#### SUPPLIED DATA
= = =
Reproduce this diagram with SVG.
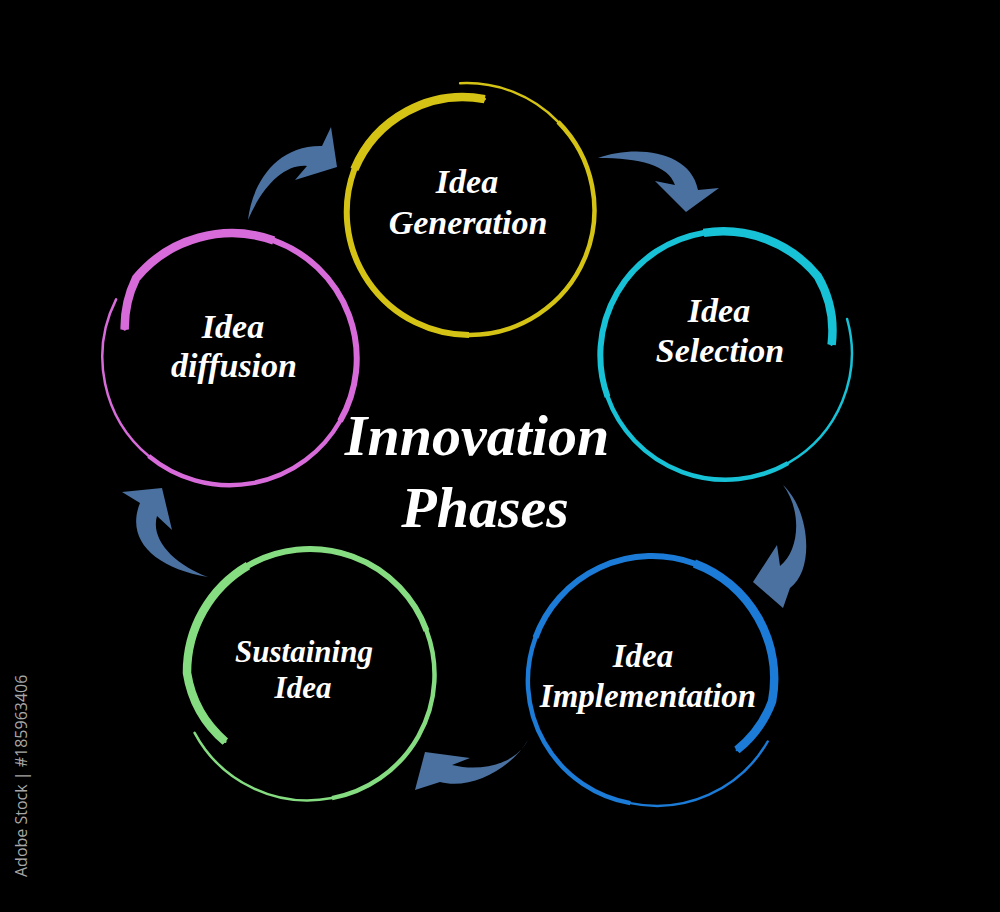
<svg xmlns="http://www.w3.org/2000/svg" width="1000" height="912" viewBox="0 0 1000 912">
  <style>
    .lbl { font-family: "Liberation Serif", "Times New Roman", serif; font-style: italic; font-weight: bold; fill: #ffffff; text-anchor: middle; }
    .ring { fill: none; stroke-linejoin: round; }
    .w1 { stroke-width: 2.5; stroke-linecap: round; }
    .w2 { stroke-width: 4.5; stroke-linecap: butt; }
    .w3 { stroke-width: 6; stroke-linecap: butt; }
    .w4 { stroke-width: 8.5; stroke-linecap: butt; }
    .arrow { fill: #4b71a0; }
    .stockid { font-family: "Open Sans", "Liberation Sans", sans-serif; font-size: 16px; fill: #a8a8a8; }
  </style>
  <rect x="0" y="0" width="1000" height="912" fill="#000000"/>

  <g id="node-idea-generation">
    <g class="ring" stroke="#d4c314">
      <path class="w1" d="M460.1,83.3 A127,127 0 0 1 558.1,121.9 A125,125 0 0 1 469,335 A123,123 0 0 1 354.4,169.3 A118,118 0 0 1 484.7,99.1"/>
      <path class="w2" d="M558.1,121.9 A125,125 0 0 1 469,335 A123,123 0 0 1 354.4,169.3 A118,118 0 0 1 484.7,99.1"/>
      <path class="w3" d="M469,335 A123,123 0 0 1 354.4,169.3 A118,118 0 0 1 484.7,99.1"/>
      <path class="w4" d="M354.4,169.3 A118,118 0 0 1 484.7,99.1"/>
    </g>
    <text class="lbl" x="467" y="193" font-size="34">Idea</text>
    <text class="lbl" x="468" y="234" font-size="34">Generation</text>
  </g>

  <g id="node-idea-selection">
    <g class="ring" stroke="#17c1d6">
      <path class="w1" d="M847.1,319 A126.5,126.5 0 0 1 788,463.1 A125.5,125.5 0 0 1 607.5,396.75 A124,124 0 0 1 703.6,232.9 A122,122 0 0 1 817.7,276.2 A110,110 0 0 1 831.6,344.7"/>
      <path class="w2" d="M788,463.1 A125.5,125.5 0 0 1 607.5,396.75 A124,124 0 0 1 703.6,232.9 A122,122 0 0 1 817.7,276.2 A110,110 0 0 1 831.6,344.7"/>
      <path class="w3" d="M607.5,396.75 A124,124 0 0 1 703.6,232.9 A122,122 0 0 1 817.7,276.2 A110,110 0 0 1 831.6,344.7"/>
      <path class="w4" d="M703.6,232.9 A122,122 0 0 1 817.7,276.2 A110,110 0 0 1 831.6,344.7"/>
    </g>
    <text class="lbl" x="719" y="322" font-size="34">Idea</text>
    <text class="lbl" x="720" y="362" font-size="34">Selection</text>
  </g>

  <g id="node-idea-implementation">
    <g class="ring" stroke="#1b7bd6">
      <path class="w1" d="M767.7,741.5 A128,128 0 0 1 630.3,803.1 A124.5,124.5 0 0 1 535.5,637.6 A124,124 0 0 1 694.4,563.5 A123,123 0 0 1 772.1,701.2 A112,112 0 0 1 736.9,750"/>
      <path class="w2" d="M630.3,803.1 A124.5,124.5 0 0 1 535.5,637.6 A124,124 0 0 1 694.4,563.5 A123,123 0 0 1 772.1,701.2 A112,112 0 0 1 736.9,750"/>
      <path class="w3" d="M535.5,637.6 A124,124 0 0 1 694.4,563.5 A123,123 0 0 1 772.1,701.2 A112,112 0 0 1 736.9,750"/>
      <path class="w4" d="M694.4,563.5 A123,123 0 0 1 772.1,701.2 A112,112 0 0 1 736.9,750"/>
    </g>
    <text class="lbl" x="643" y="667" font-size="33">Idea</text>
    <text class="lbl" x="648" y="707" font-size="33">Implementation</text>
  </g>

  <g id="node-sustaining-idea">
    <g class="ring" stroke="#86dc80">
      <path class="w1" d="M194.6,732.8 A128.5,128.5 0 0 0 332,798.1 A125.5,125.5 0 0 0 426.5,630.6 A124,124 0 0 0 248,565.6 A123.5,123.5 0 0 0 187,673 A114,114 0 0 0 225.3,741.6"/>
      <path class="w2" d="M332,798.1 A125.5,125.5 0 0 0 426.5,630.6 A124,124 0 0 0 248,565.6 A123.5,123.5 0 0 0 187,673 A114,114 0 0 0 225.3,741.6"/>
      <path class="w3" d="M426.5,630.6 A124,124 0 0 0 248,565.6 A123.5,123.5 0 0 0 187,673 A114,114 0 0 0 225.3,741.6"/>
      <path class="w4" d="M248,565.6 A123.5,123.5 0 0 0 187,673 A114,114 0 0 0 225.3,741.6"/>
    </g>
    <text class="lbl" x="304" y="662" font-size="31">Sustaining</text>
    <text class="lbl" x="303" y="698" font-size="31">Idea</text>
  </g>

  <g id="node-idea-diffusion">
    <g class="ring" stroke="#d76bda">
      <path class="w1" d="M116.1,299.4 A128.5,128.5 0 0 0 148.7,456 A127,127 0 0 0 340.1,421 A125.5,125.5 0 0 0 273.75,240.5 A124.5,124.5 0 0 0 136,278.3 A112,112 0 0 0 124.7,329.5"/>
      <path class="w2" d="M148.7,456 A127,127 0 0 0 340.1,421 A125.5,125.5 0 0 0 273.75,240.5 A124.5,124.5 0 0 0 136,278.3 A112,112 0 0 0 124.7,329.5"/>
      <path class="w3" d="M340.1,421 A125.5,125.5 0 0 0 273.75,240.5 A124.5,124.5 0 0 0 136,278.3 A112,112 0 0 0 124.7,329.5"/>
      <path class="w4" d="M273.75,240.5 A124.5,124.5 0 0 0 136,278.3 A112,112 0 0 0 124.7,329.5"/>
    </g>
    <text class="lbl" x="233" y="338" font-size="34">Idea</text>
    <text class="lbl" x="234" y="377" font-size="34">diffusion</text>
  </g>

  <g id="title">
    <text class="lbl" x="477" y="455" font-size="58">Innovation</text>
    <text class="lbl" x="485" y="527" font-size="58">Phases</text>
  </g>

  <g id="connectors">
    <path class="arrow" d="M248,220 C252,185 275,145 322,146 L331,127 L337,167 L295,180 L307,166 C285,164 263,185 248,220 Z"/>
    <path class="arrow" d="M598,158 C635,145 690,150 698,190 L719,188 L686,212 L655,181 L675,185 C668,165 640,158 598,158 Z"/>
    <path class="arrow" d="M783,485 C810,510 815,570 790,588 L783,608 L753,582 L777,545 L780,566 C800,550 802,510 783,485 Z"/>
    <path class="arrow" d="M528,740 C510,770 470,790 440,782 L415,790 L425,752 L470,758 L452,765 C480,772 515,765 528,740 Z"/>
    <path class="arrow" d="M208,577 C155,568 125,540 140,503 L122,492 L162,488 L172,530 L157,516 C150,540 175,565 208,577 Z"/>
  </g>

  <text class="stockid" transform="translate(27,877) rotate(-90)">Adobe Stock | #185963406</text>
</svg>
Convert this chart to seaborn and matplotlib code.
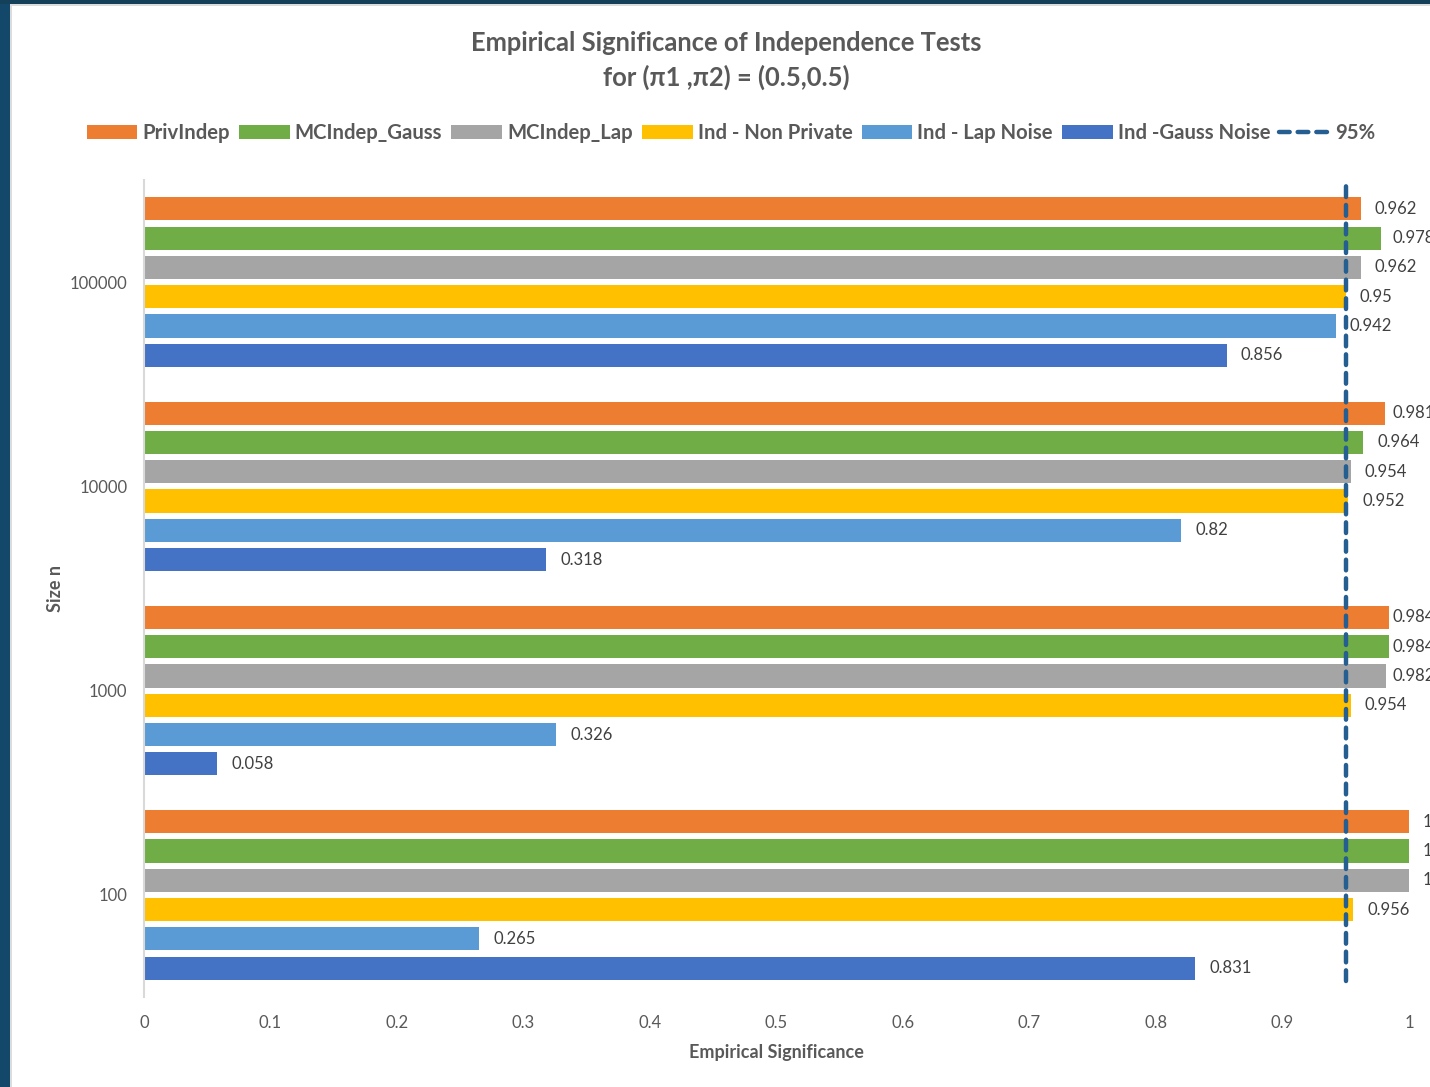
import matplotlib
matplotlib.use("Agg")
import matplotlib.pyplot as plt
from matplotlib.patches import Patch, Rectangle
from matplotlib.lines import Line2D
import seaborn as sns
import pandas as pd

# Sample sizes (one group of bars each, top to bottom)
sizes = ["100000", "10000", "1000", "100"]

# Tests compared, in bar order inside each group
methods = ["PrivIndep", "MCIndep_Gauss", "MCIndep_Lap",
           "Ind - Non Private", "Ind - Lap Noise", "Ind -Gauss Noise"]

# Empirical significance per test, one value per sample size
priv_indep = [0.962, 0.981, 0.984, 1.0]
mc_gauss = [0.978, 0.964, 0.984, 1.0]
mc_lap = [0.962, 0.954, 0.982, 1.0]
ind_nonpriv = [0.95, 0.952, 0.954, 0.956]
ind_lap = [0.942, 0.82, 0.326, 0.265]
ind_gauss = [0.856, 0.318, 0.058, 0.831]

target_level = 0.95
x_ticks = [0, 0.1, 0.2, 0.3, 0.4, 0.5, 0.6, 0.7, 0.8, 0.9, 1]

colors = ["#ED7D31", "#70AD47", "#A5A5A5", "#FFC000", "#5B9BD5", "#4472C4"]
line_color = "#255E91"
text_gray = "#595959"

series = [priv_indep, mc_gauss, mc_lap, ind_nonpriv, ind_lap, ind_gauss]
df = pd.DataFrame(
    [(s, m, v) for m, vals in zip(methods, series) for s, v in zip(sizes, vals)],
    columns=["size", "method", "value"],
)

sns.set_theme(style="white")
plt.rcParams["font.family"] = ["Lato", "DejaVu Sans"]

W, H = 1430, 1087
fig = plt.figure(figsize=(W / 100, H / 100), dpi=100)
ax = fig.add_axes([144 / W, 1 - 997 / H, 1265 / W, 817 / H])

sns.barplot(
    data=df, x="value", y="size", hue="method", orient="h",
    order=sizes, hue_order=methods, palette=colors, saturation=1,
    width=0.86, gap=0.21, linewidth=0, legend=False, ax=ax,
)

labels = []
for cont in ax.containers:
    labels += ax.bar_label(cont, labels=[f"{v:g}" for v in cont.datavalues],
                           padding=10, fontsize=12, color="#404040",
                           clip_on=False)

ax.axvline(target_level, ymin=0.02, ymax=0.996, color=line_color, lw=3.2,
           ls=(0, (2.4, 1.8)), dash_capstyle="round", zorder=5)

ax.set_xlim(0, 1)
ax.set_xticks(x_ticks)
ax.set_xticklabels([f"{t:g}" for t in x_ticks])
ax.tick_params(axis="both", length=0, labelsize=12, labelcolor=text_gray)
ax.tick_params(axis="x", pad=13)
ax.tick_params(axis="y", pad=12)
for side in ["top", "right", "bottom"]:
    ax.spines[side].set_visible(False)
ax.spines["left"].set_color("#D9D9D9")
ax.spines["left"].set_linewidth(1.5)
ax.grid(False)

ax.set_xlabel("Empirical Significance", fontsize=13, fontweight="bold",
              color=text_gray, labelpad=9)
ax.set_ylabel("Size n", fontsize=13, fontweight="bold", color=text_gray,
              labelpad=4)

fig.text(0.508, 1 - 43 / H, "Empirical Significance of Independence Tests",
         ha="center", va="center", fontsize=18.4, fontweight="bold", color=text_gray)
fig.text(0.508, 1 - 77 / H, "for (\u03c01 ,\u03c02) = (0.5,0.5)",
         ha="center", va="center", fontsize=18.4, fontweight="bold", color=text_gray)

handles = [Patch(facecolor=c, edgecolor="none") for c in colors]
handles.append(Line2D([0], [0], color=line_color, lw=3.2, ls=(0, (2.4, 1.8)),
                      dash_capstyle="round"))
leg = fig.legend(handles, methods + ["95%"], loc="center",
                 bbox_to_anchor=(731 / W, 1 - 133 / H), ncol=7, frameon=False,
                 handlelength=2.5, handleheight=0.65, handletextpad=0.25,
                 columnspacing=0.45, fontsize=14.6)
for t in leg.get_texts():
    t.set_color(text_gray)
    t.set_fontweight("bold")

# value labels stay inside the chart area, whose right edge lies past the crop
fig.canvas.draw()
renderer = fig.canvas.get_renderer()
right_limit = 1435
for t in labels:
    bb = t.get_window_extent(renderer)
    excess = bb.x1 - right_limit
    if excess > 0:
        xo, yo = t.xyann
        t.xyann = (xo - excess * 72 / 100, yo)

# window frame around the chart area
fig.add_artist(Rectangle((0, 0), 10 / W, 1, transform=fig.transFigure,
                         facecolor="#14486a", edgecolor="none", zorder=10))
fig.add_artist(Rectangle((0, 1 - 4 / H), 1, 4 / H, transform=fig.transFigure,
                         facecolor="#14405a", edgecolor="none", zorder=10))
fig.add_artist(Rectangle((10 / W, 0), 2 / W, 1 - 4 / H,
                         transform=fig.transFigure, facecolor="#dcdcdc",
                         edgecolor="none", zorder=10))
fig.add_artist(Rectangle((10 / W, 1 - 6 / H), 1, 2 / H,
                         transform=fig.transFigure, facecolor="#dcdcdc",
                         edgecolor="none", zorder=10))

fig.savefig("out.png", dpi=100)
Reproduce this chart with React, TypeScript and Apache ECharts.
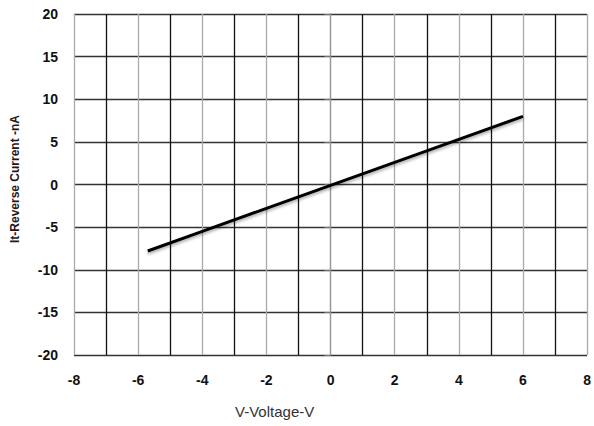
= = =
#### EXERCISE INSTRUCTIONS
From the line containing "Convert this chart" to the line containing "ind_gauss = [0.856, 0.318, 0.058, 0.831]", both lines included, give the text again exactly, without any pictures.

#### SOLUTION TO THE PROBLEM
Convert this chart to seaborn and matplotlib code.
import matplotlib
matplotlib.use("Agg")
import matplotlib.pyplot as plt
from matplotlib.patches import Patch, Rectangle
from matplotlib.lines import Line2D
import seaborn as sns
import pandas as pd

# Sample sizes (one group of bars each, top to bottom)
sizes = ["100000", "10000", "1000", "100"]

# Tests compared, in bar order inside each group
methods = ["PrivIndep", "MCIndep_Gauss", "MCIndep_Lap",
           "Ind - Non Private", "Ind - Lap Noise", "Ind -Gauss Noise"]

# Empirical significance per test, one value per sample size
priv_indep = [0.962, 0.981, 0.984, 1.0]
mc_gauss = [0.978, 0.964, 0.984, 1.0]
mc_lap = [0.962, 0.954, 0.982, 1.0]
ind_nonpriv = [0.95, 0.952, 0.954, 0.956]
ind_lap = [0.942, 0.82, 0.326, 0.265]
ind_gauss = [0.856, 0.318, 0.058, 0.831]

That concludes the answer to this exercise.